In the context of knitwear and rolled steel clusters in Vietnam, preliminary short-run impacts of KAIZEN production training reveal positive impacts on entrepreneurs' management knowledge, firms business practices, and willingness-to-pay for the training. Researchers will evaluate the long-run results including a cost-benefit analysis.
In the context of a commercial lending bank in Colombia, a behaviourally-sensitive incentive scheme led to significantly positive effects on performance and worker well-being, and results suggest that incentives alone were not sufficient to help overcome prior performance and worker well-being issues.
In this lab experiment intended to recreate sorting into jobs and productivity in those jobs within the labour market, there is stong evidence of multidimensional sorting, including gender, risk attitudes, and productivity. Therefore, firms should consider both effort effects and the self-selection of different types of workers.
In the context urban Sri Lanka the challenge in getting female-owned, subsistence-level microenterprises to grow may lie outside the realm of capital and skills. Results of the training and capital access intervention are somewhat more encouraging in terms of helping women who are outside the labour force to start enterprises more quickly.
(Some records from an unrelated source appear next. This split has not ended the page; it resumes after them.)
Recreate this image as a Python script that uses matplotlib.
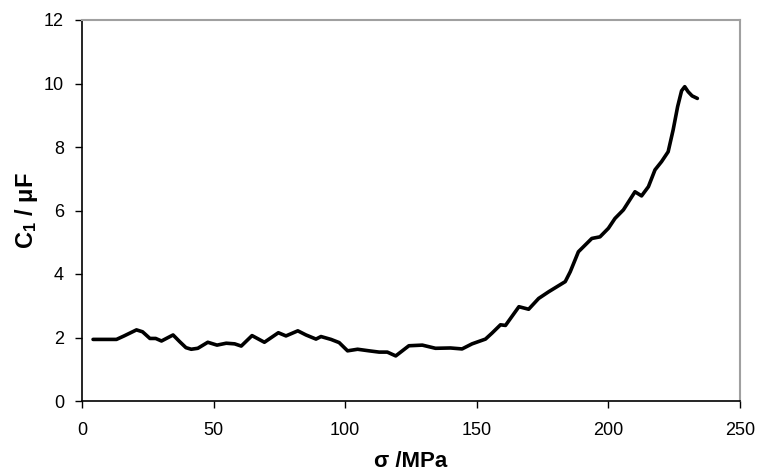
import matplotlib
matplotlib.use("Agg")
import matplotlib.pyplot as plt

plt.rcParams['font.family'] = ['Liberation Sans', 'DejaVu Sans']
plt.rcParams['mathtext.fontset'] = 'custom'
plt.rcParams['mathtext.rm'] = 'Liberation Sans'
plt.rcParams['mathtext.it'] = 'Liberation Sans'
plt.rcParams['mathtext.bf'] = 'Liberation Sans:bold'

sigma = [4.2, 8, 13.1, 16, 20.7, 23, 25.8, 28, 30.2, 34.6, 37.1, 39.5, 41.5, 44,
         47.8, 51.3, 54.8, 58, 60.5, 64.6, 69.3, 74.6, 77.5, 82, 85.1, 88.9, 90.8,
         94.6, 97.7, 100.9, 104.7, 109.1, 112.9, 116, 119.2, 124.2, 129.3, 134.3,
         140, 144.4, 148.2, 153.3, 155.8, 159, 160.9, 162.8, 166, 169.7, 173.5,
         177.3, 183.6, 185.5, 188.6, 193.7, 196.8, 200, 202.5, 205.7, 210.1, 212.6,
         215.2, 217.7, 220.2, 222.7, 224.6, 226.3, 227.8, 229, 230.3, 231.8, 233.8]
c1 = [1.94, 1.94, 1.94, 2.05, 2.24, 2.18, 1.97, 1.97, 1.89, 2.08, 1.87, 1.68, 1.63, 1.66,
      1.85, 1.76, 1.82, 1.80, 1.73, 2.06, 1.85, 2.15, 2.05, 2.21, 2.08, 1.95, 2.03,
      1.94, 1.84, 1.58, 1.63, 1.58, 1.54, 1.54, 1.42, 1.74, 1.76, 1.66,
      1.67, 1.64, 1.80, 1.95, 2.14, 2.40, 2.38, 2.60, 2.97, 2.89, 3.23,
      3.44, 3.76, 4.07, 4.70, 5.12, 5.17, 5.44, 5.75, 6.02, 6.59, 6.46,
      6.75, 7.28, 7.54, 7.85, 8.54, 9.27, 9.77, 9.90, 9.74, 9.61, 9.53]

xticks = [0, 50, 100, 150, 200, 250]
yticks = [0, 2, 4, 6, 8, 10, 12]

fig = plt.figure(figsize=(7.58, 4.74), dpi=100)
ax = fig.add_axes([82/758, 1-401/474, (740-82)/758, (401-20)/474])
ax.plot(sigma, c1, color='black', linewidth=2.6, solid_joinstyle='round',
        solid_capstyle='round')
ax.set_xlim(0, 250)
ax.set_ylim(0, 12)
ax.set_xticks(xticks)
ax.set_yticks(yticks)
ax.tick_params(axis='both', direction='out', length=5, width=1, labelsize=13,
               colors='black', pad=8)
ax.tick_params(axis='x', pad=10)
for s in ['left', 'bottom']:
    ax.spines[s].set_color('black')
    ax.spines[s].set_linewidth(1.2)
for s in ['top', 'right']:
    ax.spines[s].set_color('#a0a0a0')
    ax.spines[s].set_linewidth(1.5)
ax.set_xlabel('σ /MPa', fontsize=16, fontweight='bold', labelpad=9)
ax.set_ylabel(r'C$_\mathregular{1}$ / μF', fontsize=17, fontweight='bold', labelpad=3)
fig.savefig('out.png', dpi=100)
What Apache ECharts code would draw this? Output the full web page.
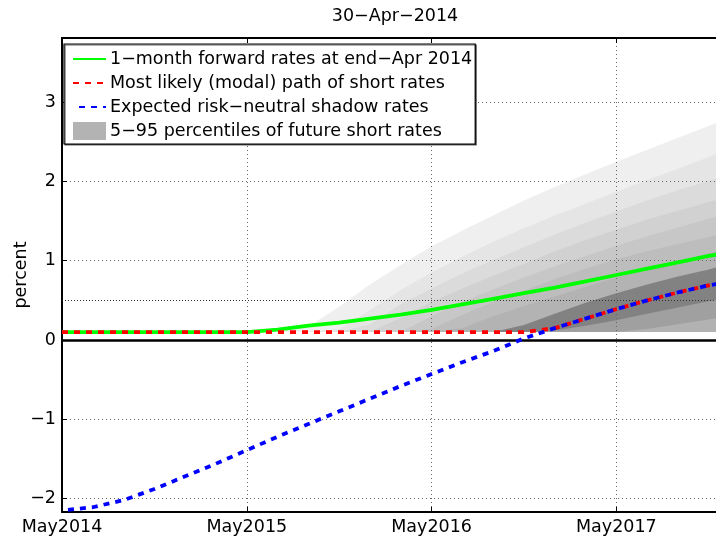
<!DOCTYPE html>
<html>
<head>
<meta charset="utf-8">
<script src="https://cdn.jsdelivr.net/npm/echarts@6/dist/echarts.min.js"></script>
<style>html,body{margin:0;padding:0;background:#fff}#c{width:716px;height:543px}</style>
</head>
<body>
<div id="c"></div>
<script>
// months after May 2014
const months = [0,2,4,6,8,10,12,14,16,18,20,22,24,26,28,30,32,34,36,38,40,42,42.6];
const tickMonths = [0,12,24,36];
const tickLabels = ['May2014','May2015','May2016','May2017'];

const forwardRates = [0.10,0.10,0.10,0.10,0.10,0.10,0.10,0.13,0.18,0.22,0.27,0.32,0.38,0.45,0.52,0.59,0.66,0.74,0.82,0.90,0.98,1.06,1.08];
const modalPath    = [0.10,0.10,0.10,0.10,0.10,0.10,0.10,0.10,0.10,0.10,0.10,0.10,0.10,0.10,0.10,0.10,0.15,0.27,0.39,0.50,0.60,0.69,0.71];
const shadowRates  = [-2.15,-2.11,-2.02,-1.88,-1.72,-1.56,-1.39,-1.22,-1.06,-0.90,-0.74,-0.58,-0.43,-0.28,-0.14,0.02,0.15,0.27,0.39,0.50,0.60,0.69,0.71];

// fan chart band boundaries (bound1 = 95th percentile ... floorRate = lower bound)
const bound1  = [0.10,0.10,0.10,0.10,0.10,0.10,0.10,0.10,0.17,0.42,0.70,0.95,1.18,1.38,1.57,1.76,1.93,2.09,2.25,2.40,2.55,2.70,2.75];
const bound2  = [0.10,0.10,0.10,0.10,0.10,0.10,0.10,0.10,0.10,0.14,0.38,0.63,0.85,1.05,1.24,1.41,1.57,1.72,1.87,2.02,2.16,2.31,2.36];
const bound3  = [0.10,0.10,0.10,0.10,0.10,0.10,0.10,0.10,0.10,0.10,0.20,0.45,0.65,0.84,1.01,1.17,1.33,1.48,1.62,1.76,1.89,2.01,2.04];
const bound4  = [0.10,0.10,0.10,0.10,0.10,0.10,0.10,0.10,0.10,0.10,0.10,0.28,0.48,0.65,0.81,0.96,1.12,1.26,1.39,1.52,1.63,1.74,1.77];
const bound5  = [0.10,0.10,0.10,0.10,0.10,0.10,0.10,0.10,0.10,0.10,0.10,0.10,0.30,0.48,0.64,0.79,0.93,1.06,1.19,1.31,1.42,1.53,1.56];
const bound6  = [0.10,0.10,0.10,0.10,0.10,0.10,0.10,0.10,0.10,0.10,0.10,0.10,0.14,0.32,0.48,0.62,0.77,0.90,1.02,1.12,1.21,1.30,1.33];
const bound7  = [0.10,0.10,0.10,0.10,0.10,0.10,0.10,0.10,0.10,0.10,0.10,0.10,0.10,0.15,0.30,0.43,0.55,0.67,0.79,0.90,1.00,1.09,1.12];
const bound8  = [0.10,0.10,0.10,0.10,0.10,0.10,0.10,0.10,0.10,0.10,0.10,0.10,0.10,0.10,0.10,0.19,0.33,0.47,0.59,0.70,0.80,0.89,0.92];
const bound9  = [0.10,0.10,0.10,0.10,0.10,0.10,0.10,0.10,0.10,0.10,0.10,0.10,0.10,0.10,0.10,0.10,0.12,0.18,0.25,0.33,0.41,0.49,0.51];
const bound10 = [0.10,0.10,0.10,0.10,0.10,0.10,0.10,0.10,0.10,0.10,0.10,0.10,0.10,0.10,0.10,0.10,0.10,0.10,0.10,0.14,0.20,0.26,0.28];
const floorRate = [0.10,0.10,0.10,0.10,0.10,0.10,0.10,0.10,0.10,0.10,0.10,0.10,0.10,0.10,0.10,0.10,0.10,0.10,0.10,0.10,0.10,0.10,0.10];

// fill colour under each boundary (painted top-down, each covering the previous)
const bandColors = ['#efefef','#e5e5e5','#dbdbdb','#d1d1d1','#c7c7c7','#bdbdbd','#b3b3b3','#828282','#a0a0a0','#b2b2b2','#ffffff'];
const FONT = 'DejaVu Sans';
const FS = 17.5;

const pairs = arr => months.map((m, i) => [m, arr[i]]);

const bounds = [bound1, bound2, bound3, bound4, bound5, bound6, bound7, bound8, bound9, bound10, floorRate];
const series = [];
bounds.forEach((b, k) => {
  series.push({
    type: 'line', data: pairs(b), symbol: 'none', showSymbol: false,
    lineStyle: { width: 0, opacity: 0 },
    areaStyle: { color: bandColors[k], opacity: 1, origin: 'start' },
    z: 1, silent: true
  });
});
const fanName = '5\u221295 percentiles of future short rates';
series.push({
  name: '1\u2212month forward rates at end\u2212Apr 2014', type: 'line', data: pairs(forwardRates),
  symbol: 'none', lineStyle: { color: '#00ff00', width: 3.8 }, itemStyle: { color: '#00ff00' }, z: 5,
  markLine: {
    silent: true, symbol: 'none', label: { show: false }, animation: false,
    data: [
      { yAxis: 0, lineStyle: { color: '#000', width: 2.5, type: 'solid' } },
      { yAxis: 0.5, lineStyle: { color: '#333', width: 1, type: [1, 2] } }
    ]
  }
});
series.push({
  name: 'Most likely (modal) path of short rates', type: 'line', data: pairs(modalPath),
  symbol: 'none', lineStyle: { color: '#ff0000', width: 3.8, type: [6, 6] }, itemStyle: { color: '#ff0000' }, z: 6
});
series.push({
  name: 'Expected risk\u2212neutral shadow rates', type: 'line', data: pairs(shadowRates),
  symbol: 'none', lineStyle: { color: '#0000ff', width: 3.8, type: [6, 6], dashOffset: 6 }, itemStyle: { color: '#0000ff' }, z: 7
});
series.push({
  name: fanName, type: 'line', data: [], symbol: 'none',
  itemStyle: { color: '#b3b3b3' }, lineStyle: { color: '#b3b3b3' }
});

const chart = echarts.init(document.getElementById('c'), null, { renderer: 'canvas' });
chart.setOption({
  animation: false,
  backgroundColor: '#fff',
  title: {
    text: '30\u2212Apr\u22122014', left: 390, top: 2, textAlign: 'center',
    textStyle: { fontFamily: FONT, fontSize: FS, fontWeight: 'normal', color: '#000' }
  },
  grid: { left: 62, right: -2, top: 38, bottom: 31, containLabel: false, outerBoundsMode: 'none' },
  legend: {
    left: 64, top: 44, orient: 'vertical',
    padding: [6, 3, 4, 8],
    itemWidth: 33, itemHeight: 18, itemGap: 6,
    backgroundColor: '#fff', borderColor: '#000', borderWidth: 1.2,
    shadowColor: 'rgba(0,0,0,0.6)', shadowOffsetX: 1, shadowOffsetY: 1, shadowBlur: 0,
    textStyle: { fontFamily: FONT, fontSize: FS, color: '#000', lineHeight: 18, padding: [0,0,0,-1] },
    data: [
      { name: '1\u2212month forward rates at end\u2212Apr 2014', itemStyle: { opacity: 0 } },
      { name: 'Most likely (modal) path of short rates', itemStyle: { opacity: 0 } },
      { name: 'Expected risk\u2212neutral shadow rates', itemStyle: { opacity: 0 } },
      { name: fanName, icon: 'rect' }
    ],
    selectedMode: false
  },
  xAxis: [{
    type: 'value', min: 0, max: 42.6, interval: 12, z: 3,
    axisLine: { show: true, onZero: false, lineStyle: { color: '#000', width: 2 } },
    axisTick: { show: true, inside: true, length: 5, lineStyle: { color: '#000', width: 1 } },
    axisLabel: {
      showMaxLabel: false, margin: 6, color: '#000', fontFamily: FONT, fontSize: FS,
      formatter: v => { const i = tickMonths.indexOf(v); return i >= 0 ? tickLabels[i] : ''; }
    },
    splitLine: { show: true, lineStyle: { color: '#666', width: 1, type: [1, 3] } }
  }, {
    type: 'value', position: 'top', min: 0, max: 42.6, interval: 12, z: 3,
    axisLine: { show: true, onZero: false, lineStyle: { color: '#000', width: 2 } },
    axisTick: { show: true, inside: true, length: 5, lineStyle: { color: '#000', width: 1 } },
    axisLabel: { show: false }, splitLine: { show: false }
  }],
  yAxis: {
    type: 'value', min: -2.17, max: 3.81, z: 3,
    name: 'percent', nameLocation: 'middle', nameGap: 32, nameMoveOverlap: false,
    nameTextStyle: { fontFamily: FONT, fontSize: FS, color: '#000' },
    axisLine: { show: true, onZero: false, lineStyle: { color: '#000', width: 2 } },
    axisTick: { show: true, inside: true, length: 5, lineStyle: { color: '#000', width: 1 } },
    axisLabel: {
      showMinLabel: false, showMaxLabel: false, margin: 6, color: '#000', fontFamily: FONT, fontSize: FS,
      formatter: v => String(v).replace('-', '\u2212')
    },
    splitLine: { show: true, lineStyle: { color: '#666', width: 1, type: [1, 3] } }
  },
  series: series
});
</script>
</body>
</html>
In the context of a fruit producer in the UK, social connections increase productivity of connected workers, but their effect on the allocation of managerial effort hinders firm productivity under fixed wages. Thus managerial behaviour is shaped by both social connections with subordinates and monetary incentives. In this setting, it is in the firm's best interest to foster social ties between management and workers, but to introduce monetary incentives to achieve an efficient interplay between social relationships and incentives.
In the context of a fruit producer in the UK, the introduction of managerial incentives provides evidence of positive effects on worker productivity. In this context, when managers' pay is linked to the firm's performance, their interests become more aligned with those of the firm, which ultimately translates into stronger alignment of incentives of the workers they manage since the managers can target their efforts to specific workers. This also sheds some light on how managerial incentives determine earnings inequality among workers.
In the context of a call centre, behavioural heterogeneity observed through employees shirking when reduced monitoring is introduced has important implications for the design and management of reward systems. Management needs to balance monitoring strategies needed to regulate opportunistic employees with strategies needed to sustain the motivation of the substantial fraction of employees disinclined to shirk.
In the context of a lab experiment intended to mimick market entry decisions, overconfidence leads to the neglect of the quality of competition. When post-entry payoffs are based on individual abilities, individuals tend to overestimate their chances of relative success and enter more frequently. Surprisingly, overconfidence is even stronger when individuals' self-select into the experimental sessions knowing their success will depend partly on their skill.